Both the UK and US governments have recently brought out guidelines on how the banking sector should remunerate its employees. Do you think they are right to do this? Are these governments interfering in business or do we need more of this type of regulation to stop the same mistakes from being made in the future?
Have you had experience of the government in your region taking any similar steps?
This is a bit of a UK-centred view, but, Danielle, by 'government' you presumably mean the Parliamentarians who've just spent the last year or so dreaming up ever more imaginative ways to justify their expense claims because 'they were only acting within the rules'? Or the PM and Chancellor who've brought us to a level of public debt seemingly limited only by them running out of room to print the zeros in the Budget Red Book?

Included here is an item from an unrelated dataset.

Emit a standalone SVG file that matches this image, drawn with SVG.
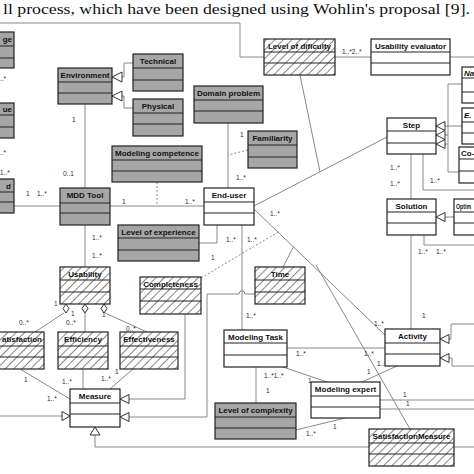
<svg xmlns="http://www.w3.org/2000/svg" width="474" height="474" viewBox="0 0 474 474">
<defs>
<pattern id="hatch" patternUnits="userSpaceOnUse" width="6" height="6" patternTransform="rotate(45)">
<rect width="6" height="6" fill="#fff"/>
<line x1="0" y1="0" x2="0" y2="6" stroke="#444" stroke-width="1.3"/>
</pattern>
</defs>
<style>
.b{stroke:#222;stroke-width:1.2}
.g{fill:#a6a6a6}
.w{fill:#fff}
.h{fill:url(#hatch)}
.t{font-family:"Liberation Sans",Arial,sans-serif;font-weight:bold;font-size:8px;text-anchor:middle;fill:#111}
.ti{font-family:"Liberation Sans",Arial,sans-serif;font-weight:bold;font-style:italic;font-size:8px;fill:#111}
.l{font-family:"Liberation Sans",Arial,sans-serif;font-size:6.5px;fill:#2a2a2a}
.c{stroke:#888;stroke-width:1;fill:none}
.dd{stroke-dasharray:2,2}
.tri{fill:#fff;stroke:#333;stroke-width:1}
</style>
<rect width="474" height="474" fill="#fff"/>
<text x="3" y="14" font-family="'Liberation Serif','Times New Roman',serif" font-size="15" textLength="467" lengthAdjust="spacingAndGlyphs" fill="#111">ll process, which have been designed using Wohlin's proposal [9].</text>

<g id="connectors">
<path class="c" d="M0,23 H240 V57 H264" stroke-width="1.5"/>
<path class="c" d="M335,57 H371"/>
<path class="c" d="M450,57 H474"/>
<path class="c" d="M300,75 L320,172"/>
<path class="c" d="M254,206 L387,137"/>
<path class="c" d="M228,123 V188"/>
<path class="c dd" d="M248,150 L228,155"/>
<path class="c" d="M85,104 V188"/>
<path class="c" d="M110,206 H204"/>
<path class="c dd" d="M157,182 V206"/>
<path class="c" d="M14,206 H60"/>
<path class="c" d="M199,243 H217 V225"/>
<path class="c" d="M85,225 V267"/>
<path class="c" d="M242,225 V330"/>
<path class="c" d="M254,209 L385,335"/>
<path class="c dd" d="M201,278 L280,231"/>
<path class="c" d="M283,267 L294,246"/>
<path class="c" d="M316,265 L410,429"/>
<path class="c" d="M255,294 H245 a3,3 0 0 0 -6,0 H207 V417 H129"/>
<path class="c" d="M185,314 V399 H129"/>
<path class="c" d="M95,435 V447 H474"/>
<path class="c" d="M0,416 H62"/>
<path class="c" d="M64,313 L35,332"/>
<path class="c" d="M85,313 V332"/>
<path class="c" d="M105,313 L147,332"/>
<path class="c" d="M20,369 L70,399"/>
<path class="c" d="M83,369 V389"/>
<path class="c" d="M133,369 L110,389"/>
<path class="c" d="M287,348 H385"/>
<path class="c" d="M283,367 L327,382"/>
<path class="c" d="M397,366 L362,382"/>
<path class="c" d="M256,367 V403"/>
<path class="c" d="M296,430 L345,418"/>
<path class="c" d="M380,400 H474"/>
<path class="c" d="M380,409 H474"/>
<path class="c" d="M411,154 V199"/>
<path class="c" d="M423,154 V190 H474"/>
<path class="c" d="M411,235 V329"/>
<path class="c" d="M424,235 V245 H474"/>
<path class="c" d="M445,217 H454"/>
<path class="c" d="M448,84 V172 H459 M448,84 H462 M445,126 H462 M445,135 H448 M445,144 H448"/>
<path class="c" d="M449,339 H451 V324 H474 M449,358 H452 V366 H474"/>
<path class="c" d="M122,77 H124 V63 H133 M122,96 H124 V108 H133"/>
<polygon class="tri" points="120,399 129,394.5 129,403.5"/>
<polygon class="tri" points="120,417 129,412.5 129,421.5"/>
<polygon class="tri" points="95,427 90,435 100,435"/>
<polygon class="tri" points="70,416 62,411.5 62,420.5"/>
<polygon class="tri" points="436,217 445,212.5 445,221.5"/>
<polygon class="tri" points="436,126 445,121.5 445,130.5"/>
<polygon class="tri" points="436,135 445,130.5 445,139.5"/>
<polygon class="tri" points="436,144 445,139.5 445,148.5"/>
<polygon class="tri" points="440,339 449,334.5 449,343.5"/>
<polygon class="tri" points="440,358 449,353.5 449,362.5"/>
<polygon class="tri" points="112,77 122,72 122,82"/>
<polygon class="tri" points="112,96 122,91 122,101"/>
<path class="tri" d="M66,304 l3,4.5 l-3,4.5 l-3,-4.5 z"/>
<path class="tri" d="M85,304 l3,4.5 l-3,4.5 l-3,-4.5 z"/>
<path class="tri" d="M104,304 l3,4.5 l-3,4.5 l-3,-4.5 z"/>
<text class="l" x="342" y="54">1..*2..*</text>
<text class="l" x="240" y="137">1</text>
<text class="l" x="236" y="180">1..*</text>
<text class="l" x="72" y="122">1</text>
<text class="l" x="63" y="176">0..1</text>
<text class="l" x="122" y="204">1</text>
<text class="l" x="185" y="204">1..*</text>
<text class="l" x="26" y="196">1</text>
<text class="l" x="37" y="196">1..*</text>
<text class="l" x="0" y="81">..*</text>
<text class="l" x="0" y="155">..*</text>
<text class="l" x="0" y="175">1..*</text>
<text class="l" x="92" y="240">1..*</text>
<text class="l" x="92" y="258">1..*</text>
<text class="l" x="226" y="242">1..*</text>
<text class="l" x="247" y="242">1..*</text>
<text class="l" x="246" y="318">1..*</text>
<text class="l" x="270" y="216">1..*</text>
<text class="l" x="374" y="326">1..*</text>
<text class="l" x="211" y="260">1</text>
<text class="l" x="54" y="306">1</text>
<text class="l" x="19" y="325">0..*</text>
<text class="l" x="71" y="316">1</text>
<text class="l" x="66" y="325">0..*</text>
<text class="l" x="102" y="317">1</text>
<text class="l" x="126" y="331">0..*</text>
<text class="l" x="24" y="382">1</text>
<text class="l" x="47" y="401">1..*</text>
<text class="l" x="62" y="384">1..*</text>
<text class="l" x="101" y="381">1..*</text>
<text class="l" x="115" y="374">1</text>
<text class="l" x="296" y="356">1..*</text>
<text class="l" x="364" y="356">1..*</text>
<text class="l" x="264" y="378">1..*1..*</text>
<text class="l" x="308" y="383">1</text>
<text class="l" x="377" y="366">1..*</text>
<text class="l" x="367" y="374">1</text>
<text class="l" x="266" y="393">1</text>
<text class="l" x="306" y="436">1..*</text>
<text class="l" x="333" y="429">1</text>
<text class="l" x="403" y="397">1</text>
<text class="l" x="406" y="406">1</text>
<text class="l" x="390" y="170">1..*</text>
<text class="l" x="390" y="186">1..*</text>
<text class="l" x="430" y="183">1..*</text>
<text class="l" x="422" y="318">1</text>
<text class="l" x="418" y="254">1..*</text>
<text class="l" x="436" y="254">1..*</text>
</g>

<g id="n-ge"><rect class="b g" x="-10" y="32" width="24" height="36"/><path class="b" d="M-10,46 H14 M-10,58 H14"/><text class="t" x="12" y="42" style="text-anchor:end">ge</text></g>
<g id="n-ue"><rect class="b g" x="-10" y="103" width="24" height="35"/><path class="b" d="M-10,115 H14 M-10,127 H14"/><text class="t" x="12" y="112" style="text-anchor:end">ue</text></g>
<g id="n-d"><rect class="b g" x="-10" y="179" width="24" height="34"/><path class="b" d="M-10,192 H14 M-10,202 H14"/><text class="t" x="11" y="189" style="text-anchor:end">d</text></g>
<g id="n-environment"><rect class="b g" x="58" y="68" width="54" height="36"/><path class="b" d="M58,82 H112 M58,93 H112"/><text class="t" x="85" y="78">Environment</text></g>
<g id="n-technical"><rect class="b g" x="133" y="54" width="50" height="37"/><path class="b" d="M133,68 H183 M133,80 H183"/><text class="t" x="158" y="64">Technical</text></g>
<g id="n-physical"><rect class="b g" x="133" y="99" width="50" height="37"/><path class="b" d="M133,113 H183 M133,124 H183"/><text class="t" x="158" y="109">Physical</text></g>
<g id="n-domain"><rect class="b g" x="194" y="86" width="69" height="37"/><path class="b" d="M194,100 H263 M194,111 H263"/><text class="t" x="228.5" y="96">Domain problem</text></g>
<g id="n-familiarity"><rect class="b g" x="248" y="131" width="49" height="37"/><path class="b" d="M248,145 H297 M248,157 H297"/><text class="t" x="272.5" y="141">Familiarity</text></g>
<g id="n-competence"><rect class="b g" x="112" y="146" width="90" height="36"/><path class="b" d="M112,160 H202 M112,171 H202"/><text class="t" x="157" y="156">Modeling competence</text></g>
<g id="n-enduser"><rect class="b w" x="204" y="188" width="50" height="37"/><path class="b" d="M204,202 H254 M204,213 H254"/><text class="t" x="229" y="198">End-user</text></g>
<g id="n-mddtool"><rect class="b g" x="60" y="188" width="50" height="37"/><path class="b" d="M60,203 H110 M60,213 H110"/><text class="t" x="85" y="198">MDD Tool</text></g>
<g id="n-experience"><rect class="b g" x="118" y="225" width="81" height="36"/><path class="b" d="M118,238 H199 M118,250 H199"/><text class="t" x="158.5" y="235">Level of experience</text></g>
<g id="n-usability"><rect class="b h" x="60" y="267" width="50" height="37"/><path class="b" d="M60,280 H110 M60,292 H110"/><text class="t" x="85" y="277">Usability</text></g>
<g id="n-completeness"><rect class="b h" x="140" y="277" width="61" height="37"/><path class="b" d="M140,289 H201 M140,301 H201"/><text class="t" x="170.5" y="287">Completeness</text></g>
<g id="n-time"><rect class="b h" x="255" y="267" width="50" height="37"/><path class="b" d="M255,280 H305 M255,292 H305"/><text class="t" x="280" y="277">Time</text></g>
<g id="n-satisfaction"><rect class="b h" x="-10" y="332" width="54" height="37"/><path class="b" d="M-10,346 H44 M-10,357 H44"/><text class="t" x="42" y="342" style="text-anchor:end">atisfaction</text></g>
<g id="n-efficiency"><rect class="b h" x="58" y="332" width="50" height="37"/><path class="b" d="M58,346 H108 M58,357 H108"/><text class="t" x="83" y="342">Efficiency</text></g>
<g id="n-effectiveness"><rect class="b h" x="120" y="332" width="58" height="37"/><path class="b" d="M120,346 H178 M120,357 H178"/><text class="t" x="149" y="342">Effectiveness</text></g>
<g id="n-measure"><rect class="b w" x="70" y="389" width="50" height="38"/><path class="b" d="M70,403 H120 M70,414 H120"/><text class="t" x="95" y="399">Measure</text></g>
<g id="n-modelingtask"><rect class="b w" x="224" y="330" width="63" height="37"/><path class="b" d="M224,343 H287 M224,355 H287"/><text class="t" x="255.5" y="340">Modeling Task</text></g>
<g id="n-complexity"><rect class="b g" x="215" y="403" width="81" height="36"/><path class="b" d="M215,417 H296 M215,428 H296"/><text class="t" x="255.5" y="413">Level of complexity</text></g>
<g id="n-expert"><rect class="b w" x="311" y="382" width="69" height="36"/><path class="b" d="M311,396 H380 M311,407 H380"/><text class="t" x="345.5" y="392">Modeling expert</text></g>
<g id="n-activity"><rect class="b w" x="385" y="329" width="55" height="37"/><path class="b" d="M385,343 H440 M385,354 H440"/><text class="t" x="412.5" y="339">Activity</text></g>
<g id="n-satmeasure"><rect class="b h" x="369" y="429" width="85" height="37"/><path class="b" d="M369,443 H454 M369,454 H454"/><text class="t" x="411.5" y="439">SatisfactionMeasure</text></g>
<g id="n-difficulty"><rect class="b h" x="264" y="39" width="71" height="36"/><path class="b" d="M264,52 H335 M264,63 H335"/><text class="t" x="299.5" y="49">Level of dificulty</text></g>
<g id="n-evaluator"><rect class="b w" x="371" y="39" width="79" height="36"/><path class="b" d="M371,52 H450 M371,63 H450"/><text class="t" x="410.5" y="49">Usability evaluator</text></g>
<g id="n-na"><rect class="b w" x="462" y="67" width="20" height="36"/><path class="b" d="M462,78 H482 M462,92 H482"/><text class="ti" x="464" y="76">Na</text></g>
<g id="n-e"><rect class="b w" x="462" y="108" width="20" height="36"/><path class="b" d="M462,122 H482 M462,133 H482"/><text class="ti" x="464" y="118">E.</text></g>
<g id="n-co"><rect class="b w" x="459" y="147" width="20" height="36"/><path class="b" d="M459,159 H479 M459,171 H479"/><text class="t" x="461" y="156" style="text-anchor:start">Co-</text></g>
<g id="n-step"><rect class="b w" x="387" y="118" width="49" height="36"/><path class="b" d="M387,131 H436 M387,143 H436"/><text class="t" x="411.5" y="128">Step</text></g>
<g id="n-solution"><rect class="b w" x="387" y="199" width="49" height="36"/><path class="b" d="M387,212 H436 M387,223 H436"/><text class="t" x="411.5" y="209">Solution</text></g>
<g id="n-optim"><rect class="b w" x="454" y="199" width="30" height="36"/><path class="b" d="M454,212 H484 M454,223 H484"/><text class="t" x="456" y="209" font-size="7" textLength="15" lengthAdjust="spacingAndGlyphs" style="text-anchor:start">Optim</text></g>
</svg>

In the massively complex world of today, government and central banks do need to regulate on matters like banks' levels of reserves and asset:lending ratios. Beyond that SARBOX and the like are demonstrably expensive and ineffectual; it's the shareholders and the stakeholders who should be holding management to account - and not just in banks. For whatever reason, they've signally failed to do that.
As Clifford suggests, the simple key to all this is transparency.
And, as an Institute and as individuals, we're the people best-placed to bring all the relevant information into the open. Fresh air and sunshine are generally the best disinfectants. It was publicity and public ridicule that brought down the Ku Klux Klan; it'll be open information that inspires, encourages and enforces high standards of ethics and performance in business in general. Publish the rewards and remuneration, by all means anonymously, but at the very least identifiable by level of corporate responsibility. And do that for ALL entities. All sorts of good practice can then be acknowledged, all sorts of bad practice can be corrected.
What about making that CIMA's next key strategy?